For 6 keystrokes you might expect 6 bytes, on the assumption that each keystroke outputs one byte. That's true for the alphabet. But we see here there are 9 bytes. So, you can figure out how many bytes the Enter key generated. How many?

Now let's do much the same in linux, using its gedit  editor* and making exactly the same 6 keystrokes: a, Enter, b, Enter, c, and Enter.

If you then save the document to a file called abclin.txt on the same diskette, you have tools that can tell you how many bytes there are.

This time there are 6 bytes. Matching our expectation, this seems to confirm that the Enter key produces a single output byte just like keys for the letters of the alphabet. Whereas in Windows, we saw two. Now we would like to know exactly which bytes these are, that is, what ASCII codes they have. Whatever they are, they aren't visual characters since we don't see any symbol corresponding to them on the screen. We do, of course, see their effect on the screen, namely the vertical stacking of the letters on separate lines. But not a symbol.

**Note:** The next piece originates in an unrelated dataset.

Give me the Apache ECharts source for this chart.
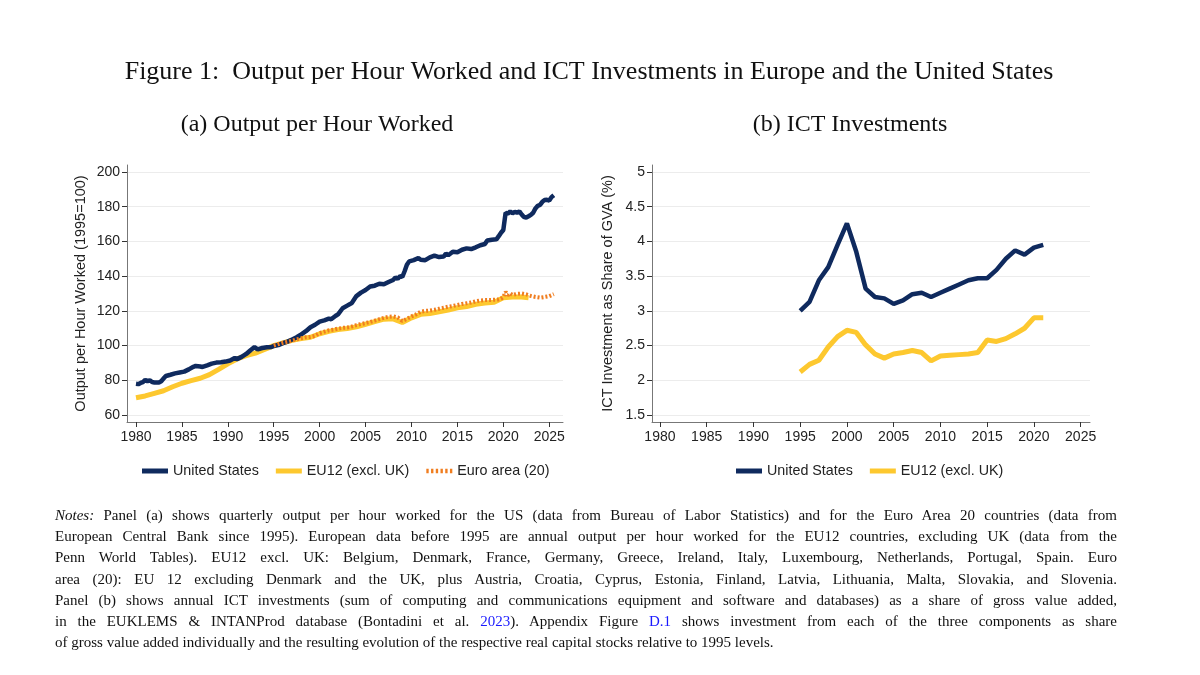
<!DOCTYPE html>
<html><head><meta charset="utf-8">
<script src="https://cdn.jsdelivr.net/npm/echarts@6/dist/echarts.min.js"></script>
<style>
html,body{margin:0;padding:0;background:#fff;}
#chart{position:absolute;left:0;top:0;width:1200px;height:675px;}
#notes{position:absolute;left:55px;top:505px;width:1062px;font-family:"Liberation Serif","Times New Roman",serif;font-size:15px;line-height:21.2px;color:#111;}
#notes div{text-align:justify;text-align-last:justify;white-space:normal;}
#notes div.last{text-align-last:left;}
#notes a{color:#1a1aff;text-decoration:none;}
</style></head>
<body>
<div id="chart"></div>
<div id="notes">
<div><i>Notes:</i> Panel (a) shows quarterly output per hour worked for the US (data from Bureau of Labor Statistics) and for the Euro Area 20 countries (data from</div>
<div>European Central Bank since 1995). European data before 1995 are annual output per hour worked for the EU12 countries, excluding UK (data from the</div>
<div>Penn World Tables). EU12 excl. UK: Belgium, Denmark, France, Germany, Greece, Ireland, Italy, Luxembourg, Netherlands, Portugal, Spain. Euro</div>
<div>area (20): EU 12 excluding Denmark and the UK, plus Austria, Croatia, Cyprus, Estonia, Finland, Latvia, Lithuania, Malta, Slovakia, and Slovenia.</div>
<div>Panel (b) shows annual ICT investments (sum of computing and communications equipment and software and databases) as a share of gross value added,</div>
<div>in the EUKLEMS &amp; INTANProd database (Bontadini et al. <a>2023</a>). Appendix Figure <a>D.1</a> shows investment from each of the three components as share</div>
<div class="last">of gross value added individually and the resulting evolution of the respective real capital stocks relative to 1995 levels.</div>
</div>
<script>
// ---- Data ----
const xTicks = [1980,1985,1990,1995,2000,2005,2010,2015,2020,2025];
const yTicksA = [60,80,100,120,140,160,180,200];
const yTicksB = [1.5,2,2.5,3,3.5,4,4.5,5];

const usOutput = [[1980.0,78],[1980.25,77.8],[1980.5,78.5],[1980.75,79],[1981.0,80.2],[1981.25,79.5],[1981.5,80],[1981.75,79],[1982.0,78.8],[1982.5,78.8],[1982.75,79.5],[1983.0,81],[1983.25,82.5],[1983.75,83.2],[1984.25,84],[1984.75,84.5],[1985.25,85],[1985.75,86.3],[1986.25,87.8],[1986.5,88.3],[1987.0,88],[1987.25,87.7],[1987.75,88.6],[1988.25,89.6],[1988.75,90.2],[1989.25,90.4],[1989.75,90.8],[1990.25,91.4],[1990.75,92.8],[1991.0,92.2],[1991.5,93.5],[1992.0,95.2],[1992.5,97.5],[1992.9,99.1],[1993.25,97.8],[1993.75,98.6],[1994.25,99],[1994.75,99.2],[1995.0,99.8],[1995.5,100.3],[1996.0,101.4],[1996.5,102.3],[1997.0,103.5],[1997.5,104.8],[1998.0,106.5],[1998.5,108.3],[1999.0,110.6],[1999.5,112],[2000.0,113.8],[2000.5,114.5],[2001.0,115.5],[2001.25,115.2],[2001.75,117.2],[2002.0,118],[2002.5,121.5],[2003.0,123],[2003.5,124.5],[2004.0,128.5],[2004.5,130.5],[2005.0,132],[2005.5,134],[2006.0,134.5],[2006.5,135.6],[2007.0,135.3],[2007.5,136.6],[2008.0,137.8],[2008.25,139.2],[2008.5,138.4],[2008.75,140],[2009.0,139.5],[2009.25,142.8],[2009.5,146.5],[2009.75,148.5],[2010.25,149.2],[2010.75,150.4],[2011.0,149.4],[2011.5,149.2],[2012.0,150.8],[2012.5,151.8],[2013.0,151],[2013.5,151.3],[2013.75,153],[2014.0,152],[2014.5,154],[2015.0,153.8],[2015.5,155.2],[2016.0,156],[2016.5,155.6],[2017.0,156.6],[2017.5,157.8],[2018.0,158.5],[2018.25,160.5],[2018.75,161],[2019.25,161.2],[2019.5,163],[2019.75,165],[2020.0,166.6],[2020.1,167],[2020.25,176.5],[2020.5,176],[2020.75,177.2],[2021.0,176.2],[2021.25,177],[2021.5,176.5],[2021.75,177.3],[2022.0,175.5],[2022.25,174],[2022.5,173.8],[2022.75,174.5],[2023.0,175.3],[2023.25,176.5],[2023.5,179],[2023.75,180.5],[2024.0,181],[2024.25,182.8],[2024.5,183.8],[2024.75,184],[2025.0,183.5],[2025.25,185.5],[2025.5,186.6]];

const eu12Output = [[1980,70],[1981,71],[1982,72.5],[1983,74],[1984,76.3],[1985,78.3],[1986,79.8],[1987,81.2],[1988,83.3],[1989,86.3],[1990,89.5],[1991,92.3],[1992,94.2],[1993,95.7],[1994,97.8],[1995,100],[1996,101.6],[1997,103],[1998,104],[1999,104.8],[2000,106.8],[2001,108.2],[2002,109.2],[2003,109.8],[2004,110.8],[2005,112.3],[2006,113.8],[2007,115.2],[2008,115.4],[2009,113.3],[2010,116],[2011,118],[2012,118.5],[2013,119.5],[2014,120.5],[2015,121.8],[2016,122.5],[2017,123.8],[2018,124.5],[2019,125],[2020,127.5],[2021,128],[2022,128],[2022.75,127.5]];

const ea20Output = [[1995.0,100],[1995.5,100.8],[1996.0,101.6],[1996.5,102.2],[1997.0,102.8],[1997.5,103.6],[1998.0,104.2],[1998.5,104.8],[1999.0,105],[1999.5,105.6],[2000.0,107.2],[2000.5,108],[2001.0,108.8],[2001.5,109.2],[2002.0,109.8],[2002.5,110.2],[2003.0,110.4],[2003.5,111],[2004.0,111.8],[2004.5,112.4],[2005.0,113],[2005.5,113.6],[2006.0,114.4],[2006.5,115.2],[2007.0,116],[2007.5,116.6],[2008.0,116.8],[2008.5,116.2],[2009.0,114.2],[2009.5,115.4],[2010.0,116.8],[2010.5,118],[2011.0,119.5],[2011.5,120],[2012.0,120.2],[2012.5,120.6],[2013.0,121.2],[2013.5,121.8],[2014.0,122.4],[2014.5,122.8],[2015.0,123.4],[2015.5,124],[2016.0,124.4],[2016.5,124.8],[2017.0,125.5],[2017.5,126],[2018.0,126.2],[2018.5,126.2],[2019.0,126.4],[2019.5,126.6],[2019.75,127],[2020.0,128],[2020.25,131],[2020.5,129],[2020.75,130],[2021.0,129.2],[2021.5,129.8],[2022.0,130],[2022.5,129.5],[2023.0,128.6],[2023.5,128],[2024.0,127.6],[2024.5,128],[2025.0,128.5],[2025.5,129.6]];

const ictYears = [1995,1996,1997,1998,1999,2000,2001,2002,2003,2004,2005,2006,2007,2008,2009,2010,2011,2012,2013,2014,2015,2016,2017,2018,2019,2020,2021];
const usICT = [3.0,3.13,3.44,3.63,3.95,4.26,3.85,3.32,3.2,3.18,3.1,3.15,3.24,3.26,3.2,3.26,3.32,3.38,3.44,3.47,3.47,3.59,3.75,3.87,3.81,3.91,3.95];
const eu12ICT = [2.12,2.23,2.29,2.48,2.63,2.72,2.69,2.51,2.38,2.32,2.38,2.4,2.43,2.4,2.28,2.35,2.36,2.37,2.38,2.4,2.58,2.56,2.6,2.67,2.75,2.9,2.9];

const NAVY = '#0f2a5e', GOLD = '#fdc82f', ORANGE = '#f07d1f';
const SANS = '"Liberation Sans", Arial, sans-serif';
const labelFont = {fontFamily:SANS, fontSize:14, color:'#222'};
const nameFont = {fontFamily:SANS, fontSize:14.5, color:'#222'};
const legendFont = {fontFamily:SANS, fontSize:14.3, color:'#222'};
const DOTS = 'path://M0,0h1v2h-1z M2,0h1v2h-1z M4,0h1v2h-1z M6,0h1v2h-1z M8,0h1v2h-1z M10,0h1v2h-1z';

function xAxis(gi, min, max){
  return {type:'value', gridIndex:gi, min:min, max:max,
    axisLine:{show:true, lineStyle:{color:'#777', width:1}},
    axisTick:{show:true, length:5, customValues:xTicks, lineStyle:{color:'#333'}},
    axisLabel:Object.assign({customValues:xTicks, margin:8, formatter:v=>String(v)}, labelFont),
    splitLine:{show:false}};
}
function yAxis(gi, min, max, ticks, name, gap){
  return {type:'value', gridIndex:gi, min:min, max:max, name:name, nameLocation:'middle', nameGap:gap,
    nameTextStyle:nameFont,
    axisLine:{show:true, lineStyle:{color:'#777', width:1}},
    axisTick:{show:true, length:5, customValues:ticks, lineStyle:{color:'#333'}},
    axisLabel:Object.assign({customValues:ticks, margin:7, formatter:v=>String(v)}, labelFont),
    splitLine:{show:true, lineStyle:{color:'#ececec', width:1}}};
}

const chart = echarts.init(document.getElementById('chart'), null, {renderer:'canvas'});
chart.setOption({
  animation:false,
  backgroundColor:'#fff',
  title:[
    {text:'Figure 1:  Output per Hour Worked and ICT Investments in Europe and the United States', left:584, top:54, textAlign:'center',
      textStyle:{fontFamily:'"Liberation Serif","Times New Roman",serif', fontSize:26, fontWeight:'normal', color:'#111'}},
    {text:'(a) Output per Hour Worked', left:312, top:108, textAlign:'center',
      textStyle:{fontFamily:'"Liberation Serif","Times New Roman",serif', fontSize:24, fontWeight:'normal', color:'#111'}},
    {text:'(b) ICT Investments', left:845, top:108, textAlign:'center',
      textStyle:{fontFamily:'"Liberation Serif","Times New Roman",serif', fontSize:24, fontWeight:'normal', color:'#111'}}
  ],
  legend:[
    {data:[{name:'United States', icon:'rect'},{name:'EU12 (excl. UK)', icon:'rect'},{name:'Euro area (20)', icon:DOTS}],
      left:137, top:459, itemWidth:26, itemHeight:5, itemGap:17, textStyle:legendFont},
    {data:[{name:'United States', icon:'rect'},{name:'EU12 (excl. UK)', icon:'rect'}],
      left:731, top:459, itemWidth:26, itemHeight:5, itemGap:17, textStyle:legendFont}
  ],
  grid:[
    {left:127, top:165, width:436, height:257},
    {left:652, top:165, width:438, height:257}
  ],
  xAxis:[xAxis(0,1979.02,2026.5), xAxis(1,1979.15,2026)],
  yAxis:[yAxis(0,56,204,yTicksA,'Output per Hour Worked (1995=100)',39), yAxis(1,1.4,5.1,yTicksB,'ICT Investment as Share of GVA (%)',37)],
  series:[
    {name:'United States', type:'line', xAxisIndex:0, yAxisIndex:0, data:usOutput, symbol:'none', lineStyle:{color:NAVY, width:4.5}, itemStyle:{color:NAVY}, z:3},
    {name:'EU12 (excl. UK)', type:'line', xAxisIndex:0, yAxisIndex:0, data:eu12Output, symbol:'none', lineStyle:{color:GOLD, width:5}, itemStyle:{color:GOLD}, z:2},
    {name:'Euro area (20)', type:'line', xAxisIndex:0, yAxisIndex:0, data:ea20Output, symbol:'none', lineStyle:{color:ORANGE, width:4, type:[2,2]}, itemStyle:{color:ORANGE}, z:4},
    {name:'United States', type:'line', xAxisIndex:1, yAxisIndex:1, data:ictYears.map((y,i)=>[y,usICT[i]]), symbol:'none', lineStyle:{color:NAVY, width:4.5}, itemStyle:{color:NAVY}},
    {name:'EU12 (excl. UK)', type:'line', xAxisIndex:1, yAxisIndex:1, data:ictYears.map((y,i)=>[y,eu12ICT[i]]), symbol:'none', lineStyle:{color:GOLD, width:5}, itemStyle:{color:GOLD}}
  ]
});
</script>
</body></html>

Peering into a file to see its raw bytes in terms of coded ASCII values is a special job. There is a category of programs to do that job. They are called hexadecimal editors, or hexadecimal dump programs. Linux has one called xxd (and a freeware hex editor for Windows is xvi32). Running xxd on the our two files should reveal all.

Note the "a," "b," and "c" show up as 61, 62, and 63 respectively. In the linux file, you see the single character 0a after each letter, that is, wherever we pressed the Enter key. In the Windows file, the characters 0d and 0a appear-- a pair of them-- instead. Hex 0a, a control character as opposed to a printing character, is called a line feed. 0d is called a carriage return. (Both terms derive from typewriter technology.) Pretty much all the programs in the Windows arena understand and expect that in text, this 0d0a pair of characters is the signal for the end of one line and beginning of another. Whereas in linux, they all expect the single 0a character to denote the same thing. A problem arises with cross-platform exchange of files. The software sees something other than what it expects and can get confused.

This problem sometimes arises in the common scenario where a file being transmitted between two platforms of the same kind is used (copied, edited, downloaded) on the other platform during transmittal. For example, if I produce a file in linux for you to use in linux, I might distribute it to you via my website. You might download it while in Windows before moving it to your linux environment. While you handle it in Windows, it might get converted from linux-format to Windows-format. Some software does that. When it arrives at its destination, it's in the wrong form.

Should you suspect this, if maybe you get odd error messages when using an imported file, look at the file through a hex editor. If you see 0d0a pairs you're working with a Windows file in a linux world and, before being able to use it reliably, need to change it. How? Maybe your hex editor has a search-and-replace option. In that case search for 0d0a and replace with 0a. That's the easiest way. Or, linux offers two utilities for doing the conversions, from win-to-lin or lin-to-win. They are:

dos2unix - converts text files in Windows format to unix format

unix2dos - converts text files in unix format to Windows format

A third way, for unix junkies, is via the unix stream editor program sed.

sed  s/.$//   <infile>   >   <outfile>

sed  s/$/\\x0d/   <infile>   >   <outfile>

And there are other ways it could be done. Below, our Windows file is modified to linux format with each of the above 2 tools, and then our linux file similarly modified to Windows format.

 

When Macintosh comes into the picture there is a third warp on this theme. The original Mac OS used carriagereturn 0d as the line separator. So Windows used carriagereturn-linefeed, unix used linefeed, and Mac used carriagereturn. Just to be different I suppose.

 

 

 

* gedit like most linux editors may by default add a newline character at the end of the file, of its own accord, additional to and apart from what the user actually typed. To control this behavior in gnome:  gsettings set org.gnome.gedit.preferences.editor ensure-trailing-newline false  (or use the dconf graphical equivalent of the gsettings command).